150 150 Pollination Projects

Hotel Highlight: Glenburn Tea Estate

Where: Darjeeling, West Bengal, India

Author: Simon Westcott (Wisdom seeker with sore feet. British by birth, Australian by choice, Hong Konger by happy chance. Owner of Luxe City Guides).

Why:  In travel, authenticity is a concept as overworked as ‘artisan boutique’, ‘unique experience’, or, my favourite oxymoron, ‘just wait while I Instagram that’.  It is the holy grail of hoteliers, hipster chefs and destination PRs alike.  We are so deeply enmeshed in a world of digital remove and monied excess that we have had to create a whole new marketing category of the ‘really real’.

So it troubles me I can find no more perfectly fitting word to describe Glenburn Tea Estate, in the Himalayan foothills close to Darjeeling, than authentic.  Other places might sit in their landscapes more dramatically (the serene and magical Alila Jabal Akhdar in the mountains of Oman, say, but barely), or offer more contemporary, ‘every last touch’ luxury (urban oasis, The Upper House in Hong Kong, for example) – but Glenburn somehow manages to touch the soul deeper and more dynamically for any of its only very slightly rougher edges.

Arrival at Glenburn, a four hour transfer from West Bengal regional airport Bagdogra, is the first, and perhaps most exhilarating, exposure to the fully nuanced reality of life in the Indian mountains.  The last half hour, down steep, narrow, massively mangled tea estate roads, is not for the faint-hearted.  But the rewards are directly proportional.  As the jeep pulls up the bricked drive to the Victorian-era plantation homestead, surveying its expansive tea-growing domains from the jutting prow of a beautifully manicured outcrop, a wonderful sense of place settles in.

Glenburn has been owned by the Prakashes for four generations.  Staff at the house come from families – mostly Nepalese – whose connection with the estate is similarly long-standing.  For all the remoteness of this valley, which directly borders Sikkim, India’s frontier state with Tibet, it teems with life.  Lights from the big dusty city of Darjeeling spill down the mountain opposite like phosphorescent fruit pitched from a barrel; each morning competing Bhajans float upwards from the village loudspeakers below.  Only Kanchenjunga – the world’s third-highest peak and always shrouded with snow – fails to appear during our visit (but next time).
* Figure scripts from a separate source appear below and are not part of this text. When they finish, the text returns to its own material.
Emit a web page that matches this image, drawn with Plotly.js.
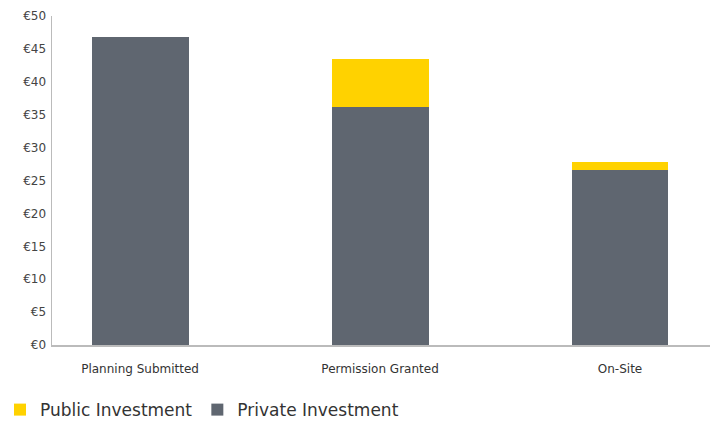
<!DOCTYPE html>
<html>
<head>
<meta charset="utf-8">
<script src="https://cdn.plot.ly/plotly-3.0.1.min.js"></script>
<style>html,body{margin:0;padding:0;background:#fff;}#chart{width:716px;height:421px;}</style>
</head>
<body>
<div id="chart"></div>
<script>
const categories = ["Planning Submitted", "Permission Granted", "On-Site"];
const privateInvestment = [46.8, 36.2, 26.6];
const publicInvestment = [0, 7.3, 1.2];
const tickValues = [0, 5, 10, 15, 20, 25, 30, 35, 40, 45, 50];
const tickLabels = ["€0", "€5", "€10", "€15", "€20", "€25", "€30", "€35", "€40", "€45", "€50"];

const xIdx = categories.map((c, i) => i);

const traces = [
  {
    type: "bar", name: "Private Investment", x: xIdx, y: privateInvestment,
    marker: {color: "#5f6670"}, width: 0.404, hoverinfo: "y"
  },
  {
    type: "bar", name: "Public Investment", x: xIdx, y: publicInvestment,
    marker: {color: "#ffd200"}, width: 0.404, hoverinfo: "y"
  }
];

const layout = {
  width: 716, height: 421,
  margin: {l: 52, r: 6, t: 16, b: 76},
  barmode: "stack",
  paper_bgcolor: "#fff", plot_bgcolor: "#fff",
  font: {family: "'DejaVu Sans', sans-serif", color: "#333", size: 12},
  showlegend: true,
  legend: {
    orientation: "h", traceorder: "reversed",
    xref: "container", yref: "container", x: -0.006, y: 0.026, xanchor: "left", yanchor: "middle",
    font: {size: 17, color: "#333"}
  },
  xaxis: {
    range: [-0.367, 2.375], tickmode: "array", tickvals: xIdx, ticktext: categories,
    showgrid: false, zeroline: false, showline: true, linecolor: "#bbbbbb", linewidth: 1.5,
    ticks: "", ticklabelstandoff: 12, tickfont: {size: 12, color: "#333"}, fixedrange: true
  },
  yaxis: {
    range: [0, 50], tickmode: "array", tickvals: tickValues, ticktext: tickLabels,
    showgrid: false, zeroline: false, showline: true, linecolor: "#bbbbbb", linewidth: 1.5,
    ticks: "", ticklabelstandoff: 2, tickfont: {size: 12, color: "#444"}, fixedrange: true
  }
};

Plotly.newPlot("chart", traces, layout, {displayModeBar: false, staticPlot: true});
</script>
</body>
</html>
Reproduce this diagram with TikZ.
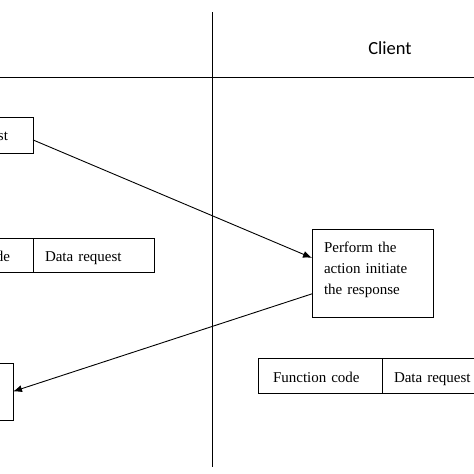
\documentclass[tikz,border=0pt]{standalone}
\usepackage{fontspec}
\setmainfont{Liberation Serif}
\newfontfamily\clientfont{Carlito}
\usetikzlibrary{positioning,arrows.meta}

\begin{document}
\begin{tikzpicture}[x=1pt,y=-1pt,line width=0.9pt,
    font=\fontsize{15}{21}\selectfont,
    box/.style={rectangle, draw, inner sep=0pt, outer sep=0pt},
    cell/.style={box, text height=13pt, text depth=0pt},
    msg/.style={-{Latex[length=9pt,width=7pt]}}
    ]
    \useasboundingbox (0,0) rectangle (474,474);
    \clip (0,0) rectangle (474,474);

    % lanes
    \draw (212,12) -- (212,467);
    \draw (0,77) -- (474,77);
    \node[font={\clientfont\fontsize{18.5}{22}\selectfont}, anchor=base] (client) at (390,54) {Client};

    % left side
    \node[box, minimum width=80pt, minimum height=36pt, text width=30pt, inner xsep=25pt,
      align=right, text height=10pt, text depth=0pt] (sendbox) at (-7,135) {st};
    \node[cell, minimum width=93pt, minimum height=34pt, text width=47pt, inner xsep=23pt,
      align=right] (midcode) at (-13.5,255) {de};
    \node[cell, minimum width=121pt, minimum height=34pt, text width=97pt, inner xsep=12pt,
      align=left, right=0pt of midcode] (middata) {Data request};
    \node[box, minimum width=73pt, minimum height=57pt] (recvbox) at (-23.5,391.5) {};

    % right side
    \node[box, minimum width=121pt, minimum height=88pt, text width=97pt, inner xsep=12pt,
      align=left, text height=10.5pt, text depth=52pt] (perform) at (372.5,273) {Perform the\\action initiate\\the response};
    \node[cell, minimum width=124pt, minimum height=35pt, text width=94pt, inner xsep=15pt,
      align=left] (rcode) at (320,375.5) {Function code};
    \node[cell, minimum width=148pt, minimum height=35pt, text width=124pt, inner xsep=12pt,
      align=left, right=0pt of rcode] (rdata) {Data request};

    \draw[msg] (sendbox.353) -- (perform.166);
    \draw[msg] (perform.199) -- (recvbox.east);
\end{tikzpicture}
\end{document}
Glenburn gets all the other things right: exquisite interior design, in the comfortable, old-school manner of big day sofas, richly textured local fabrics, cruiseliner-sized beds and deep, long, soak-in-them-forever baths; beautifully executed home-cooking (on a different culinary them each night); effortless and engaging hosting from on-site managers and owner Husna Prakash if you’re lucky; and gentle walking tours with staff who’ve lived on the estate all their lives.   And I haven’t even talked about the tea.

Authenticity is, by definition, not something you can set out to create, or buy in.  That sense of originality, of truth to the self, of something bigger and deeper than the people travelling through it, is wholly organic.  Glenburn embodies that reality.